Il Brasile non pareggerà. Secondo mondiale per gli uruguagi. 

L’unica immagine del Caudillo con la coppa.

La finale porta il segno del caudillo. Perché, come un generale, ha gestito ogni aspetto della partita. Ha motivato i suoi, ricordando loro che solo la vittoria era il completamento del loro dovere, del loro percorso. Li ha motivati e protetti prima dell’ingresso in campo. Infine, nel secondo tempo, ha messo in campo tutta la sua intelligenza strategica, per riuscire a portare a casa la coppa.

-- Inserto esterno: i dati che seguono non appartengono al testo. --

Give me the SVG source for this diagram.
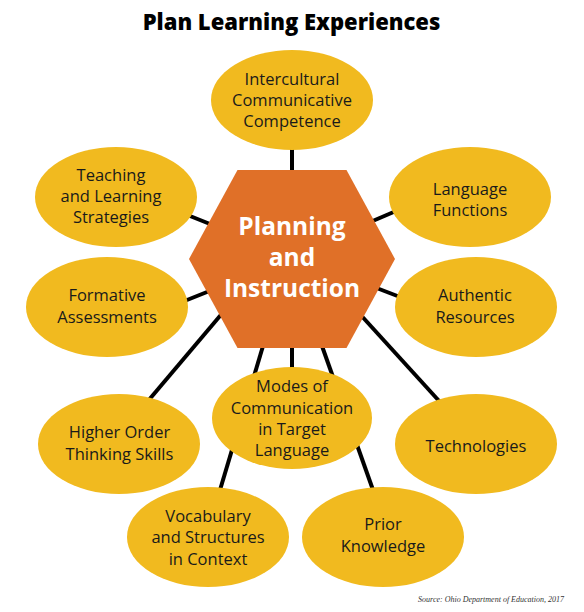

Compiuto il dovere, non ha avuto nemmeno la soddisfazione di sollevare la coppa. Gli è stata si consegnata da Jules Rimet, ma gli è stata strappata dai vari dirigenti e politici al seguito della squadra. Il premio? La cifra sufficiente a comprare un’auto, che gli viene rubata dopo nemmeno una settimana.

A Obdulio resta solo una cosa da fare. Reader, il cinquantatreenne arbitro (il più vecchio ad arbitrare una finale mondiale), chiede agli uruguagi se può avere il pallone della finale. Obdulio ha previsto anche questo: gli presenta tre palloni. Uno è estremamente consumato il caudillo gli fa intuire che, dato che è più consunto, è ovviamente quello della finale. Ma è così? No. Infatti il pallone della finale è a Montevideo, nel museo del calcio. Con le scarpe del Caudillo.

Non so voi, ma io uno come Obdulio lo vorrei sempre in campo nella mia squadra. Perché le doti che ha mostrato non si imparano su un campo di calcio o sui banchi di scuola. Ma ci vengono donate alla nascita. E Obdulio Jacinto Varela le sapeva usare, eccome.